Photo: Bradley Wint/Try Modern

Saying goodbye to Iridium flares?

Bradley Wint
By - Founder/Executive Editor
Apr 4, 2016 11:57pm AST
Photo: Bradley Wint/Try Modern

Back in 1997, Iridium Communications launched a network of 66 communication satellites into low earth orbit (LEO) over a 6 year period, creating the Iridium satellite constellation. Currently there are 66 operational satellites spread equally across 6 planes (11 in each plane) and 6 spares (1 spare in each plane).

In total, 95 units were launched with the remaining 23 replacing older units that either malfunctioned, lost control, or simply fell out of orbit and burned up on re-entry into earth’s atmosphere. The most notable incident occurred when Iridium 33 collided with Kosmos-2251, a defunct Russian communication satellite.

The project originally was intended to have 77 functional satellites in orbit split between 7 planes (hence the name ‘Iridium’ from the Periodic Table), but the company soon discovered that 66 satellites provided more than enough coverage for seamless communication globally.

One of the unique features of these first generation satellites are the 3 very reflective, door-sized main mission antennas (MMA) split 120 degrees apart from each other.


When Iridium launched these Block 1 units, they were quite excited and intrigued by the fact that their satellites’ MMAs were reflecting sunlight at very bright magnitudes compared to other installations such as the Hubble or ISS. With 66 satellites in orbit, flares occur quite often, with an average of 3-5 flares every week either usually during dusk or dawn periods when the sky is dark but where the sun is still at an angle to direct light off the panels to us on Earth.

Traveling at an average speed of 7.8 km/s, flares generally last for just a few seconds. As they make their pass, they go from being dim to very bright and then dim again.


Unfortunately, Iridium Block 1 satellites are reaching their maximum lifespan and can no longer provide the bandwidth needed to support today’s communication needs.

As a result, Iridium has developed a next generation network of replacement satellites called Iridium-NEXT which can transmit data at 1.5Mbps via L-band and up to 8Mbps on on the Ka-band.
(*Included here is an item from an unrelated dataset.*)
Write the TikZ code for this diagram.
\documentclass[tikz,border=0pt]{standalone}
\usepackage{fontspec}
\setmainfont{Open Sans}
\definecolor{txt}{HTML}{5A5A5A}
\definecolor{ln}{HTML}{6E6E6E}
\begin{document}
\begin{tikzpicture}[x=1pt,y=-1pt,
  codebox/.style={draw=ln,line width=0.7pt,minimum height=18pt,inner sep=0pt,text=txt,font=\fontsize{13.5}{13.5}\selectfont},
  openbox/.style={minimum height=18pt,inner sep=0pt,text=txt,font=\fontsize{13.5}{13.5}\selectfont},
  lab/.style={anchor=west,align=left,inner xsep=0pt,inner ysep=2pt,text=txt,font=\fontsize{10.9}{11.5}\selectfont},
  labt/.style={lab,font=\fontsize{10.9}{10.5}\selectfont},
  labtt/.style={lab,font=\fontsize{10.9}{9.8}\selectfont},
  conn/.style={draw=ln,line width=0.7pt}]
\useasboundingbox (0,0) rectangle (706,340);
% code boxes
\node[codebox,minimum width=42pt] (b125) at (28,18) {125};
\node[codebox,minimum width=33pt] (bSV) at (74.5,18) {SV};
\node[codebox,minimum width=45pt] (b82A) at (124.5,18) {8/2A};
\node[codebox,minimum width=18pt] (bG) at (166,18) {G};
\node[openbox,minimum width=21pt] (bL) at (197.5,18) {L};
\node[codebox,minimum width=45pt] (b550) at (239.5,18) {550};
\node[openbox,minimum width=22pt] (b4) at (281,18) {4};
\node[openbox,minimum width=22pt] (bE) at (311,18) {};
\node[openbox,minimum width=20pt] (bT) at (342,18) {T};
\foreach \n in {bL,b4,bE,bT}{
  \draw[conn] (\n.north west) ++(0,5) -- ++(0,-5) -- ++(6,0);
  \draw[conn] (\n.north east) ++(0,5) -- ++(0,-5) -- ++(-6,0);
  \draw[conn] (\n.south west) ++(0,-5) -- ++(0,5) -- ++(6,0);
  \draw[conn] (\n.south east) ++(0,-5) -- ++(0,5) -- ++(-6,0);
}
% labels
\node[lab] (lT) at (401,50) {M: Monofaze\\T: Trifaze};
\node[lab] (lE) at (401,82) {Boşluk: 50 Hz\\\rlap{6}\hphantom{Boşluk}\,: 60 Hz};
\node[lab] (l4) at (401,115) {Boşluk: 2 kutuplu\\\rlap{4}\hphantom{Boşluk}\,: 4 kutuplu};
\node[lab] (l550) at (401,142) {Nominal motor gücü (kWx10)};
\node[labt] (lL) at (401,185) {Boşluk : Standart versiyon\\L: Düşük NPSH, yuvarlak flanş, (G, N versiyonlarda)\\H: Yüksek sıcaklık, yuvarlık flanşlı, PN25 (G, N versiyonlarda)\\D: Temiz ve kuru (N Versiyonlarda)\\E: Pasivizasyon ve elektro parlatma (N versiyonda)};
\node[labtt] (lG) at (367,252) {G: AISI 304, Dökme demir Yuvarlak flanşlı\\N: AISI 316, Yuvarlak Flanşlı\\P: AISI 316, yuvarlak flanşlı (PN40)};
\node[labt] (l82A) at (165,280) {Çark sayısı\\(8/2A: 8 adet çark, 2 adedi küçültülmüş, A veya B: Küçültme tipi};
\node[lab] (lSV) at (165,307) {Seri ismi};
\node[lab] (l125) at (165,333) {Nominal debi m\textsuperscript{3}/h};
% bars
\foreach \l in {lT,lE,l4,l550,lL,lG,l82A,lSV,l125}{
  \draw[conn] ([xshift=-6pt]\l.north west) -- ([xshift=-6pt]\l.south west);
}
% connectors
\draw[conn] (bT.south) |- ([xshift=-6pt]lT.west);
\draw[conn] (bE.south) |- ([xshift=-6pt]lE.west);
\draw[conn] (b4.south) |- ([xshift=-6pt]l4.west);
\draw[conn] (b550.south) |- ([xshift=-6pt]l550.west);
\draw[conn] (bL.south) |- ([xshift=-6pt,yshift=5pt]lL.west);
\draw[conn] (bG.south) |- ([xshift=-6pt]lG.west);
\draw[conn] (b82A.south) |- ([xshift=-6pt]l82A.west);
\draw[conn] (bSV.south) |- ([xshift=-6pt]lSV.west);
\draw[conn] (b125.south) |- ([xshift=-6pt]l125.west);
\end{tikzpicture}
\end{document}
The first two are estimated to be launched this month (after being delayed due to a bug in the Ka-band transmitter/receiver).
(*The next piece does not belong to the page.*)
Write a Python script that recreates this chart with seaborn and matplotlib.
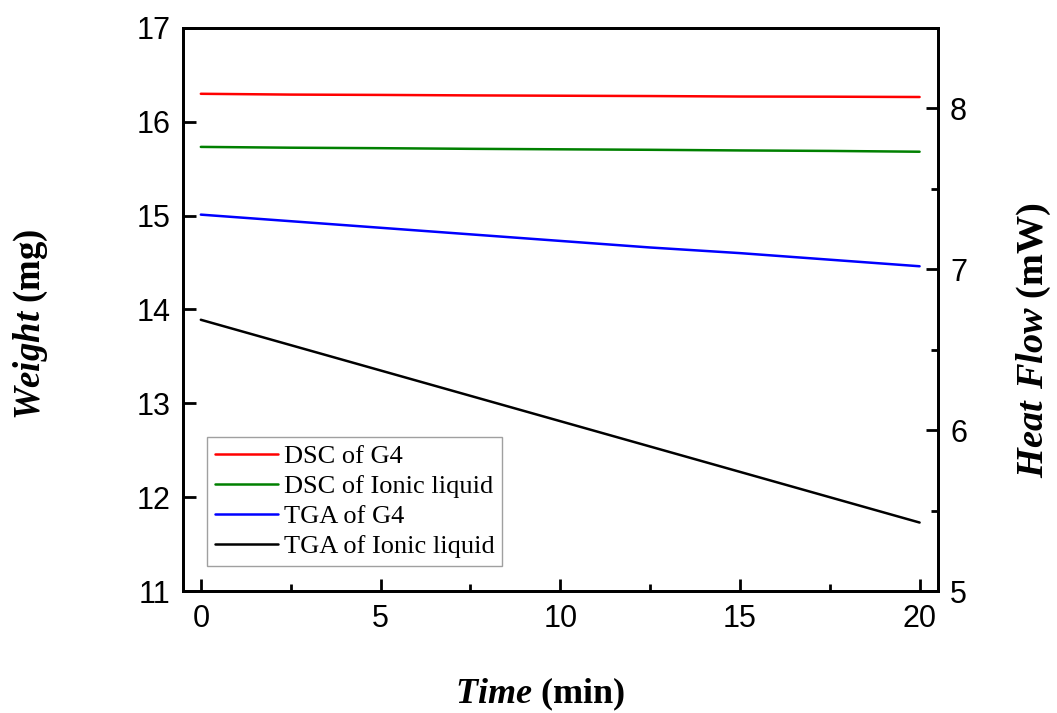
import pandas as pd
import matplotlib
matplotlib.use('Agg')
import matplotlib.pyplot as plt
import seaborn as sns
from matplotlib.ticker import MultipleLocator

# values
time = [0, 2.5, 5, 7.5, 10, 12.5, 15, 17.5, 20]
dsc_g4 = [8.09, 8.085, 8.083, 8.08, 8.078, 8.076, 8.073, 8.072, 8.07]      # mW
dsc_il = [7.76, 7.755, 7.752, 7.748, 7.745, 7.742, 7.738, 7.735, 7.73]     # mW
tga_g4 = [15.01, 14.94, 14.87, 14.80, 14.73, 14.66, 14.60, 14.53, 14.46]   # mg
tga_il = [13.89, 13.62, 13.35, 13.08, 12.81, 12.54, 12.27, 12.00, 11.73]   # mg

df = pd.DataFrame({'Time': time, 'DSC of G4': dsc_g4, 'DSC of Ionic liquid': dsc_il,
                   'TGA of G4': tga_g4, 'TGA of Ionic liquid': tga_il})

sns.set_style('ticks')
plt.rcParams['font.family'] = ['Liberation Sans', 'DejaVu Sans']
plt.rcParams['mathtext.fontset'] = 'custom'
plt.rcParams['mathtext.bfit'] = 'Liberation Serif:italic:bold'
plt.rcParams['mathtext.rm'] = 'Liberation Serif'
plt.rcParams['text.color'] = 'black'
plt.rcParams['axes.labelcolor'] = 'black'
plt.rcParams['xtick.color'] = 'black'
plt.rcParams['ytick.color'] = 'black'

fig, ax = plt.subplots(figsize=(10.57, 7.13), dpi=100)
fig.subplots_adjust(left=0.173, right=0.887, bottom=0.171, top=0.961)
ax2 = ax.twinx()

# TGA on the weight axis, DSC on the heat-flow axis
sns.lineplot(data=df, x='Time', y='TGA of G4', ax=ax, color='#0000ff', lw=1.8, label='TGA of G4', legend=False)
sns.lineplot(data=df, x='Time', y='TGA of Ionic liquid', ax=ax, color='black', lw=1.8, label='TGA of Ionic liquid', legend=False)
sns.lineplot(data=df, x='Time', y='DSC of G4', ax=ax2, color='#ff0000', lw=1.8, label='DSC of G4', legend=False)
sns.lineplot(data=df, x='Time', y='DSC of Ionic liquid', ax=ax2, color='#008000', lw=1.8, label='DSC of Ionic liquid', legend=False)

ax.set_xlim(-0.5, 20.5)
ax.set_ylim(11, 17)
ax2.set_ylim(5, 8.5)

ax.xaxis.set_major_locator(MultipleLocator(5))
ax.xaxis.set_minor_locator(MultipleLocator(2.5))
ax.yaxis.set_major_locator(MultipleLocator(1))
ax2.yaxis.set_major_locator(MultipleLocator(1))
ax2.yaxis.set_minor_locator(MultipleLocator(0.5))

for a in (ax, ax2):
    for s in a.spines.values():
        s.set_linewidth(2)
        s.set_color('black')
    a.tick_params(which='major', direction='in', length=9, width=2, labelsize=22, pad=9)
    a.tick_params(which='minor', direction='in', length=5, width=2)
ax.tick_params(axis='y', right=False)
ax.tick_params(axis='x', top=False)
ax2.tick_params(axis='x', top=False)

ax.set_xlabel(r'$\mathbfit{Time}$ (min)', fontsize=26, fontweight='bold', family='Liberation Serif', labelpad=30)
ax.set_ylabel(r'$\mathbfit{Weight}$ (mg)', fontsize=26.5, fontweight='bold', family='Liberation Serif', labelpad=62)
ax2.set_ylabel(r'$\mathbfit{Heat\ Flow}$ (mW)', fontsize=27.5, fontweight='bold', family='Liberation Serif', labelpad=34)
ax.xaxis.label.set_x(0.473)
ax.yaxis.label.set_y(0.474)
ax2.yaxis.label.set_y(0.446)

h1, l1 = ax.get_legend_handles_labels()
h2, l2 = ax2.get_legend_handles_labels()
handles = h2 + h1
labels = l2 + l1
leg = ax2.legend(handles, labels, loc='lower left', bbox_to_anchor=(0.032, 0.044), borderaxespad=0,
                 prop={'family': 'Liberation Serif', 'size': 19}, frameon=True, fancybox=False,
                 handlelength=2.4, handletextpad=0.2, labelspacing=0.25, borderpad=0.3)
leg.get_frame().set_edgecolor('#888888')
leg.get_frame().set_linewidth(1)

fig.savefig('out.png', dpi=100)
In total, 72 Iridium-NEXT satellites will be launched over the next few years and split into 6 orbital planes (12 per plane) while 9 others will be kept on Earth and launched should any of the 72 need to be replaced.
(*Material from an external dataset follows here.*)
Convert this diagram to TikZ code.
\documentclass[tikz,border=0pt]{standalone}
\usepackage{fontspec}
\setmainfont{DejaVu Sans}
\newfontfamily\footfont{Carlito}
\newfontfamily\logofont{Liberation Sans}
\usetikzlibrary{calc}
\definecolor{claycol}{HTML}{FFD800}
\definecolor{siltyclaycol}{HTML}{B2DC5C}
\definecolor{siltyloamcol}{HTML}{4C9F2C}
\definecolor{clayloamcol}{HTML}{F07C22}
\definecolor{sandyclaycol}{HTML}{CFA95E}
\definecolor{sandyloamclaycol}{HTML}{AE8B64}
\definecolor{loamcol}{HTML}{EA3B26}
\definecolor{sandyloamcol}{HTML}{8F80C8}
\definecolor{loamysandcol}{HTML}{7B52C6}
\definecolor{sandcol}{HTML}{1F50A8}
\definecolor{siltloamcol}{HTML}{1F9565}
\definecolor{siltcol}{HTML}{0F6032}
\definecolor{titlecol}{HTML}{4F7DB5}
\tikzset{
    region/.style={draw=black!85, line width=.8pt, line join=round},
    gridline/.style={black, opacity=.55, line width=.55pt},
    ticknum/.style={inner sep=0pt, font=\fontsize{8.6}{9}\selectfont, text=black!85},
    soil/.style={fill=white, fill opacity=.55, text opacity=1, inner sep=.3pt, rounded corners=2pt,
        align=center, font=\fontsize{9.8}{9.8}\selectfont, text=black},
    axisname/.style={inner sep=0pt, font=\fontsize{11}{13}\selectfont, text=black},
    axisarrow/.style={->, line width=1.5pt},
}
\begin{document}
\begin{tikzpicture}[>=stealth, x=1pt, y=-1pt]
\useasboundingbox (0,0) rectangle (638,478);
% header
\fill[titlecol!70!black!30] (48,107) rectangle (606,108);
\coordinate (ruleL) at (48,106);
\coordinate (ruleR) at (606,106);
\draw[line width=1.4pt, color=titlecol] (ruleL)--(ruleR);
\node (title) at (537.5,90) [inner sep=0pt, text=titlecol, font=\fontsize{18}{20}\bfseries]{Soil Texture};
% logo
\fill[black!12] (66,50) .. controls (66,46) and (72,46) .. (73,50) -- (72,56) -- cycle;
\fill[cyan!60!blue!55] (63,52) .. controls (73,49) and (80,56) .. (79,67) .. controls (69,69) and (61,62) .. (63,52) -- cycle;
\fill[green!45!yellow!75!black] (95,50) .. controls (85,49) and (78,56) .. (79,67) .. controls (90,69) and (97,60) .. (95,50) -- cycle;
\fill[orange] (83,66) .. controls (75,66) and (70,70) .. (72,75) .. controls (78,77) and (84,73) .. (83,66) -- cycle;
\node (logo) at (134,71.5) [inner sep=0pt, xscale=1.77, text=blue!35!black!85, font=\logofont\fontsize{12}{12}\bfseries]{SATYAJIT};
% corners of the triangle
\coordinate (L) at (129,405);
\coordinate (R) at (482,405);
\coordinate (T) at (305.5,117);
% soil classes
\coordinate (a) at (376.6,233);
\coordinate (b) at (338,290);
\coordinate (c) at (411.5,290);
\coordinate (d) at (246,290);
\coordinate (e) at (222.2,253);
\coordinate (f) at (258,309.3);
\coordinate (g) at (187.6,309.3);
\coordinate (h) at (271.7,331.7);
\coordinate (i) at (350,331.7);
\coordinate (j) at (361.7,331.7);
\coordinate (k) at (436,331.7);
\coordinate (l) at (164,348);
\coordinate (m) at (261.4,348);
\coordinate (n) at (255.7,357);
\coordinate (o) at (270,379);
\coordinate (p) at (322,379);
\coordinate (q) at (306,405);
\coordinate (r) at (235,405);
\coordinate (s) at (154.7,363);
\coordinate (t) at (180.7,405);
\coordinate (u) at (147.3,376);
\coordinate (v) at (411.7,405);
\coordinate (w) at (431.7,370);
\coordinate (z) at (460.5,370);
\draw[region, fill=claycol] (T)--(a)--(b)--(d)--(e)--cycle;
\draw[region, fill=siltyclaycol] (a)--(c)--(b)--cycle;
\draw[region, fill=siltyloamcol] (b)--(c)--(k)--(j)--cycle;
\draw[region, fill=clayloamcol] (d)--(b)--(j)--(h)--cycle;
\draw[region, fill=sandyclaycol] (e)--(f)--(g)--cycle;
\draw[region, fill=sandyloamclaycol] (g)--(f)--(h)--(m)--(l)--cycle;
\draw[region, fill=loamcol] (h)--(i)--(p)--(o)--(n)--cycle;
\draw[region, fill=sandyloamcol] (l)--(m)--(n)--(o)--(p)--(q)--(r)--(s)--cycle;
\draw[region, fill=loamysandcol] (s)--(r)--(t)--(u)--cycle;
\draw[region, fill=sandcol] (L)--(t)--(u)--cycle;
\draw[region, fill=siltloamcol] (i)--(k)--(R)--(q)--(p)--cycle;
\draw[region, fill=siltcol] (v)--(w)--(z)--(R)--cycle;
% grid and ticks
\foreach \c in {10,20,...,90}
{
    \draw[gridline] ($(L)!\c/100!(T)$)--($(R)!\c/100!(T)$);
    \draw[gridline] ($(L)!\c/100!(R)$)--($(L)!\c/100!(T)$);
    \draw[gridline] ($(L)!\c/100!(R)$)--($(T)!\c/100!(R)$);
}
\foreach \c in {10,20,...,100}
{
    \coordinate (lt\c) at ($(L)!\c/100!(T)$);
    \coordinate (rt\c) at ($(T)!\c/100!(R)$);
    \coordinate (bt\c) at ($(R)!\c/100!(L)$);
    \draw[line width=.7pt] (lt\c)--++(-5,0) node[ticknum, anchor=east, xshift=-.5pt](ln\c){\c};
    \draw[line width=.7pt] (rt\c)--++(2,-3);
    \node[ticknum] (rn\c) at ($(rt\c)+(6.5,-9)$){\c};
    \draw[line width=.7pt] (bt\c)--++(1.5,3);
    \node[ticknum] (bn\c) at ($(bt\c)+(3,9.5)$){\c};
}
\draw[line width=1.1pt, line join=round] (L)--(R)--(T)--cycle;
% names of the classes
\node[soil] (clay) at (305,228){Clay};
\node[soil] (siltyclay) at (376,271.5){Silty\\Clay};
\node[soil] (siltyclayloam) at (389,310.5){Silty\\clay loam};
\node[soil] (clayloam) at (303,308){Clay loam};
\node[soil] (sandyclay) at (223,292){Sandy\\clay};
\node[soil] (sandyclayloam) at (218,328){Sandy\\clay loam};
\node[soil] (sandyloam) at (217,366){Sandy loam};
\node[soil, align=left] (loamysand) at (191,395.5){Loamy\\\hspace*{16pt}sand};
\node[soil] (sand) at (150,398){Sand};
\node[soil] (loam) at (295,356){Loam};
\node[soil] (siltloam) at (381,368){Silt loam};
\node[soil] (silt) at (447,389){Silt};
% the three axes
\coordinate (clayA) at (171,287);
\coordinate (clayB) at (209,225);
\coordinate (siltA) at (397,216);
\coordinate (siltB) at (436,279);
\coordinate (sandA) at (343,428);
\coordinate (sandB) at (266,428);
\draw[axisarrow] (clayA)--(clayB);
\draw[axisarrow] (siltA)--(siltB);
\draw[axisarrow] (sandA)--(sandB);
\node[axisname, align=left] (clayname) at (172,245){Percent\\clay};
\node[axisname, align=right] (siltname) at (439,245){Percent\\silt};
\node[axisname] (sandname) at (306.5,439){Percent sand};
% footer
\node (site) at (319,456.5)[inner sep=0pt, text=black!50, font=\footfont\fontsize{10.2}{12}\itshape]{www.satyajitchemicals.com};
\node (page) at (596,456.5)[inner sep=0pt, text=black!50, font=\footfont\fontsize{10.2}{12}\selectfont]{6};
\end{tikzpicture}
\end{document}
The 2nd generation bus features only one main mission antenna (along with two solar panels). Unfortunately, the MMA is no where near as reflective as the first gen antennas, meaning that the age of Iridium flares most likely will come to an end after 20 years. The company opted for this simpler design because fewer parts were needed. The MMA’s surface also does not need to be as reflective as before.

Once enough Iridium-NEXT units make it into orbit, the company plans to de-orbit its Block 1 units into a satellite graveyard starting from 2017, bringing an end to Iridium flares as we know it.

Satellite flares on the whole are not a dead concept though as others like the Hubble, COSMO-SkyMed, and MetOP satellites also make their appearances from time to time, even though these occurrences are so few and far apart due to the fact that these are just a handful of units compares to 66 Iridium satellites.